# Electronic Component Suggestions



## flyclimber (May 22, 2016)

I’m in need of a couple of items:
Bilge pumps: one low water pickup maybe 300 to 500 gpm and one 2000 gpm
Courtesy lights preferably LEDs for the cockpit and rear hatches. 
Navigation lights.
Trying to minimize the number of holes in the deck/boat.


----------



## lemaymiami (Feb 9, 2007)

Be very hard to beat a Rule pump - but once you select the pump size ( a pretty good idea to install more pump than you think you'll need for safety purposes....) and configuration you want - you'll still have to figure out the installation part...For that I'd look at new rigs by top builders to see just how they went about it... If your through hull is going to be below the water line you'll also need a seacock or shut-off valve as a safety item when you install that pump....

Don't know if they still provide it, but for years and years West Marine's catalog had an "advisor" section for every category of accessory you might need on a boat - with diagrams to show how it should be set up from batteries to pumps and everything in between... Very handy for someone doing their first rigging on a new or used hull...


----------



## flyclimber (May 22, 2016)

lemaymiami said:


> Be very hard to beat a Rule pump - but once you select the pump size ( a pretty good idea to install more pump than you think you'll need for safety purposes....) and configuration you want - you'll still have to figure out the installation part...For that I'd look at new rigs by top builders to see just how they went about it... If your through hull is going to be below the water line you'll also need a seacock or shut-off valve as a safety item when you install that pump....
> 
> Don't know if they still provide it, but for years and years West Marine's catalog had an "advisor" section for every category of accessory you might need on a boat - with diagrams to show how it should be set up from batteries to pumps and everything in between... Very handy for someone doing their first rigging on a new or used hull...

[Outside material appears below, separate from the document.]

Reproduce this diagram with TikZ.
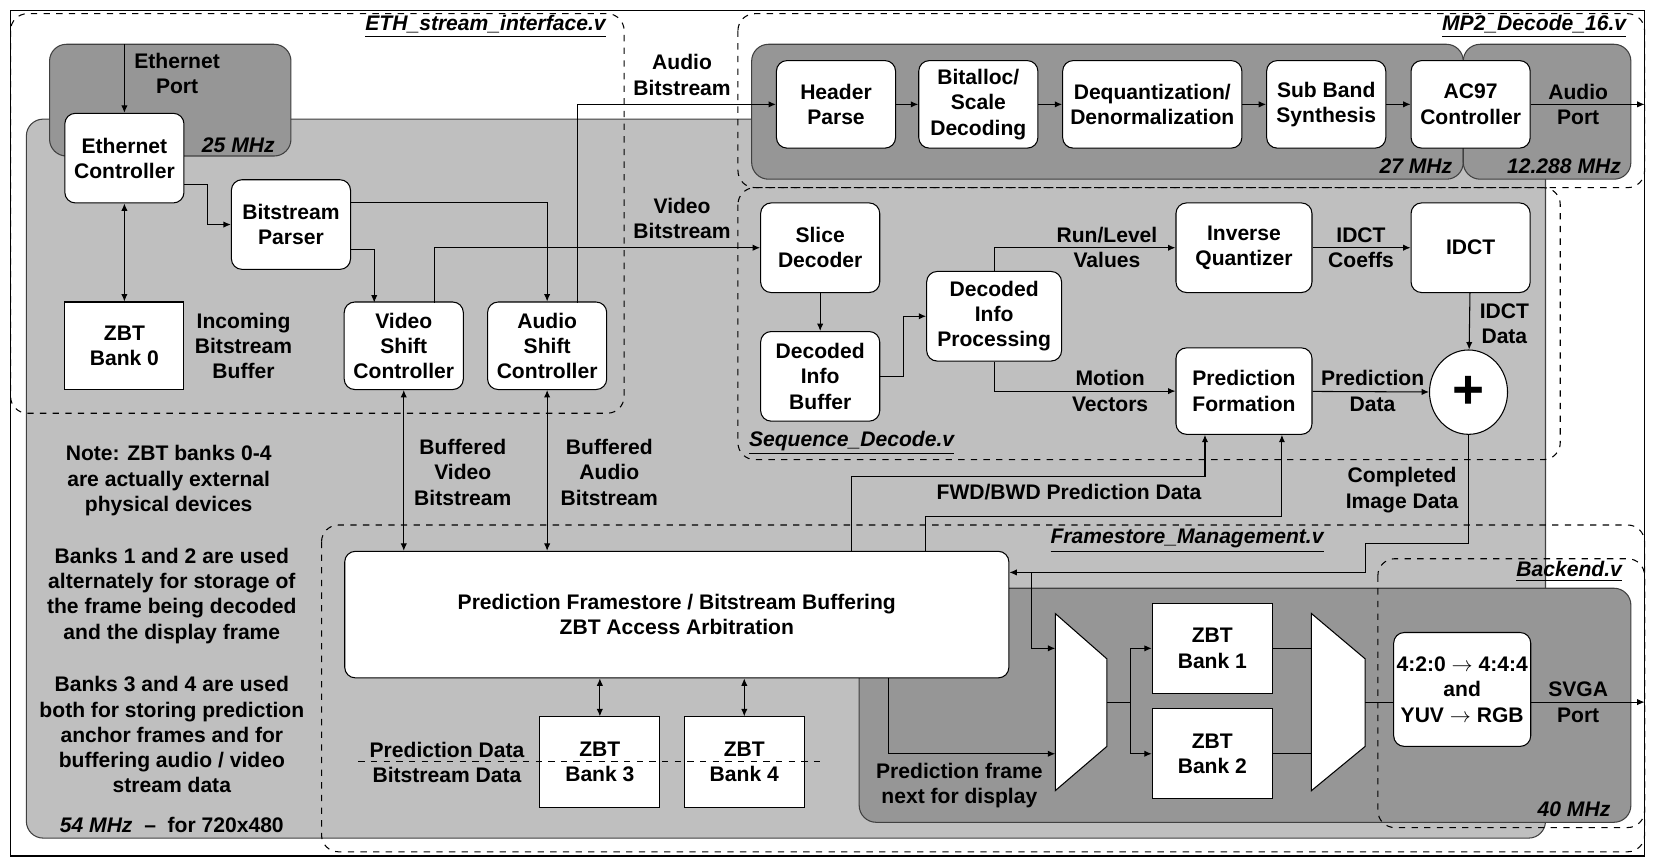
\documentclass[tikz,border=0pt]{standalone}
\usepackage{fontspec}
\setmainfont{Liberation Sans}
\usetikzlibrary{arrows.meta,shapes.geometric}
\begin{document}
\begin{tikzpicture}[x=0.5pt,y=-0.5pt,
  font=\fontsize{10}{12}\selectfont\bfseries,
  line width=0.5pt,
  >={Latex[length=3.5pt,width=3pt]},
  box/.style={draw, fill=white, rounded corners=5pt, align=center, inner sep=1pt, minimum width=56.5pt, minimum height=42.5pt},
  sq/.style={draw, fill=white, align=center, inner sep=1pt, minimum width=57pt, minimum height=43pt},
  lbl/.style={align=center, inner sep=1pt},
  mod/.style={dashed, line width=0.5pt, rounded corners=8pt},
  mname/.style={inner sep=1pt, font=\fontsize{10}{12}\selectfont\bfseries\itshape},
  clk/.style={inner sep=1pt, font=\fontsize{10}{12}\selectfont\bfseries\itshape},
  light/.style={fill=black!25, draw=black!75, rounded corners=8pt},
  dark/.style={fill=black!41, draw=black!75, rounded corners=8pt}]
\useasboundingbox (0,0) rectangle (1568,817);
\fill[white] (0,0) rectangle (1568,817);
\draw (10,10) rectangle (1560,812);
% clock regions
\path[light] (25,113) rectangle (1466,795);
\path[dark] (47,42) rectangle (276,148);
\path[dark] (713,42) rectangle (1388,170);
\path[dark] (1388,42) rectangle (1547,170);
\path[dark] (815,558) rectangle (1547,780);
\node[clk, anchor=east] at (263,138) {25 MHz};
\node[clk, anchor=east] at (1380,158) {27 MHz};
\node[clk, anchor=east] at (1540,158) {12.288 MHz};
\node[clk, anchor=east] at (1530,768) {40 MHz};
% module boxes
\draw[mod] (10,13) rectangle (592,392);
\draw[mod] (700,13) rectangle (1560,178);
\draw[mod] (700,178) rectangle (1480,436);
\draw[mod] (305,498) rectangle (1560,808);
\draw[mod] (1307,530) rectangle (1560,785);
\node[mname, anchor=east] at (577,25) {\underline{ETH\_stream\_interface.v}};
\node[mname, anchor=east] at (1545,25) {\underline{MP2\_Decode\_16.v}};
\node[mname, anchor=west] at (708,420) {\underline{Sequence\_Decode.v}};
\node[mname, anchor=east] at (1258,513) {\underline{Framestore\_Management.v}};
\node[mname, anchor=east] at (1541,542) {\underline{Backend.v}};
% nodes
\node[box] (eth) at (118,150) {Ethernet\\Controller};
\node[sq, minimum width=56.5pt, minimum height=41.5pt] (zbt0) at (118,328) {ZBT\\Bank 0};
\node[box] (bp) at (276,213) {Bitstream\\Parser};
\node[box, minimum height=41.5pt] (vs) at (383,328) {Video\\Shift\\Controller};
\node[box, minimum height=41.5pt] (as) at (519,328) {Audio\\Shift\\Controller};
\node[box, minimum height=41.5pt] (hp) at (793,99) {Header\\Parse};
\node[box, minimum height=41.5pt] (ba) at (928,99) {Bitalloc/\\Scale\\Decoding};
\node[box, minimum height=41.5pt, minimum width=85pt] (dq) at (1093,99) {Dequantization/\\Denormalization};
\node[box, minimum height=41.5pt] (sb) at (1258,99) {Sub Band\\Synthesis};
\node[box, minimum height=41.5pt] (ac) at (1395,99) {AC97\\Controller};
\node[box] (sd) at (778,235) {Slice\\Decoder};
\node[box] (dib) at (778,357) {Decoded\\Info\\Buffer};
\node[box, minimum width=64pt] (dip) at (943,300) {Decoded\\Info\\Processing};
\node[box, minimum width=64.5pt] (iq) at (1180,235) {Inverse\\Quantizer};
\node[box] (idct) at (1395,235) {IDCT};
\node[box, minimum width=64.5pt, minimum height=41pt] (pf) at (1180,371) {Prediction\\Formation};
\node[draw, fill=white, ellipse, minimum width=37pt, minimum height=40pt, inner sep=0pt, font=\fontsize{26}{26}\selectfont\bfseries] (plus) at (1393,372) {+};
\node[box, minimum width=315pt, minimum height=60pt] (pfs) at (642,583) {Prediction Framestore / Bitstream Buffering\\ZBT Access Arbitration};
\node[sq] (z3) at (569,723) {ZBT\\Bank 3};
\node[sq] (z4) at (706,723) {ZBT\\Bank 4};
\node[sq, minimum height=42.5pt] (z1) at (1150,615) {ZBT\\Bank 1};
\node[sq, minimum height=42.5pt] (z2) at (1150,715) {ZBT\\Bank 2};
\node[box, minimum width=65pt, minimum height=54pt] (cv) at (1387,654) {4:2:0 $\rightarrow$ 4:4:4\\and\\YUV $\rightarrow$ RGB};
% muxes
\draw[fill=white] (1001,582) -- (1050,625) -- (1050,708) -- (1001,750) -- cycle;
\draw[fill=white] (1244,582) -- (1295,625) -- (1295,708) -- (1244,750) -- cycle;
\coordinate (m1a) at (1001,615); \coordinate (m1b) at (1001,715); \coordinate (m1o) at (1050,666);
\coordinate (m2a) at (1244,615); \coordinate (m2b) at (1244,715); \coordinate (m2o) at (1295,666);
\coordinate (ethin) at (118,42); \coordinate (aout) at (1560,99); \coordinate (vout) at (1560,666);
% connectors
\draw[->] (ethin) -- (eth.north);
\node[lbl] at (168,70) {Ethernet\\Port};
\draw[<->] (eth) -- (zbt0);
\node[lbl] at (231,328) {Incoming\\Bitstream\\Buffer};
\draw[->] (175,175) -- (197,175) -- (197,213) -- (bp.west);
\draw[->] (333,192) -| (as.north);
\draw[->] (333,237) -| (355,287);
\draw[->] (412,287) |- (sd.west);
\draw[->] (548,287) |- (hp.west);
\node[lbl] at (647,71) {Audio\\Bitstream};
\node[lbl] at (647,207) {Video\\Bitstream};
\draw[->] (hp) -- (ba);
\draw[->] (ba) -- (dq);
\draw[->] (dq) -- (sb);
\draw[->] (sb) -- (ac);
\draw[->] (ac) -- (aout);
\node[lbl] at (1497,99) {Audio\\Port};
\draw[->] (sd) -- (dib);
\draw[->] (dib.east) -- (857,357) |- (dip.west);
\draw[->] (dip.north) |- (iq.west);
\node[lbl] at (1050,235) {Run/Level\\Values};
\draw[->] (dip.south) |- (pf.west);
\node[lbl] at (1053,371) {Motion\\Vectors};
\draw[->] (iq) -- (idct);
\node[lbl] at (1291,235) {IDCT\\Coeffs};
\draw[->] (idct) -- (plus);
\node[lbl] at (1427,307) {IDCT\\Data};
\draw[->] (pf) -- (plus);
\node[lbl] at (1302,371) {Prediction\\Data};
\draw[->] (plus.south) -- (1393,516) -- (1295,516) -- (1295,543) -- (pfs.east |- 0,543);
\draw[->] (978,543) |- (m1a);
\node[lbl] at (1330,465) {Completed\\Image Data};
\draw[->] (808,523) |- (1143,452) -- (pf.south -| 1143,0);
\draw[->] (878,523) |- (1216,490) -- (pf.south -| 1216,0);
\node[lbl] at (1014,467) {FWD/BWD Prediction Data};
\draw[->] (843,643) |- (m1b);
\node[lbl] at (910,745) {Prediction frame\\next for display};
\draw (m1o) -- (1072,666);
\draw[->] (1072,615) -- (z1.west);
\draw[->] (1072,715) -- (z2.west);
\draw (1072,615) -- (1072,715);
\draw (z1.east) -- (m2a);
\draw (z2.east) -- (m2b);
\draw (m2o) -- (cv.west |- m2o);
\draw[->] (cv.east |- 0,666) -- (vout);
\node[lbl] at (1497,666) {SVGA\\Port};
\draw[<->] (vs.south) -- (pfs.north -| vs.south);
\draw[<->] (as.south) -- (pfs.north -| as.south);
\node[lbl] at (439,448) {Buffered\\Video\\Bitstream};
\node[lbl] at (578,448) {Buffered\\Audio\\Bitstream};
\draw[<->] (pfs.south -| z3.north) -- (z3.north);
\draw[<->] (pfs.south -| z4.north) -- (z4.north);
\draw[dashed] (340,722) -- (780,722);
\node[lbl] at (424,711) {Prediction Data};
\node[lbl] at (424,735) {Bitstream Data};
% notes
\node[lbl] at (160,456) {Note: ZBT banks 0-4\\are actually external\\physical devices};
\node[lbl] at (163,565) {Banks 1 and 2 are used\\alternately for storage of\\the frame being decoded\\and the display frame};
\node[lbl] at (163,697) {Banks 3 and 4 are used\\both for storing prediction\\anchor frames and for\\buffering audio / video\\stream data};
\node[lbl] at (163,783) {\textit{54 MHz} \ --\ \ for 720x480};
\end{tikzpicture}
\end{document}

I’ll have to look closer at RULE. I was a little timid since they appear to have gotten bought out, usually quality falls off. 
Not sure I’ll have too many issues rigging, first boat but not new to wiring, hydraulic, or hands on building. Plan is to have an oh shit bilge with a max amp draw of 16 amps and another one for low water pick up for sucking up the small left over residual. Largest I’ve found was around 2200 gph. Paired up with the smaller one I should be able to pump out around a 3/4” puncture of the hull.


----------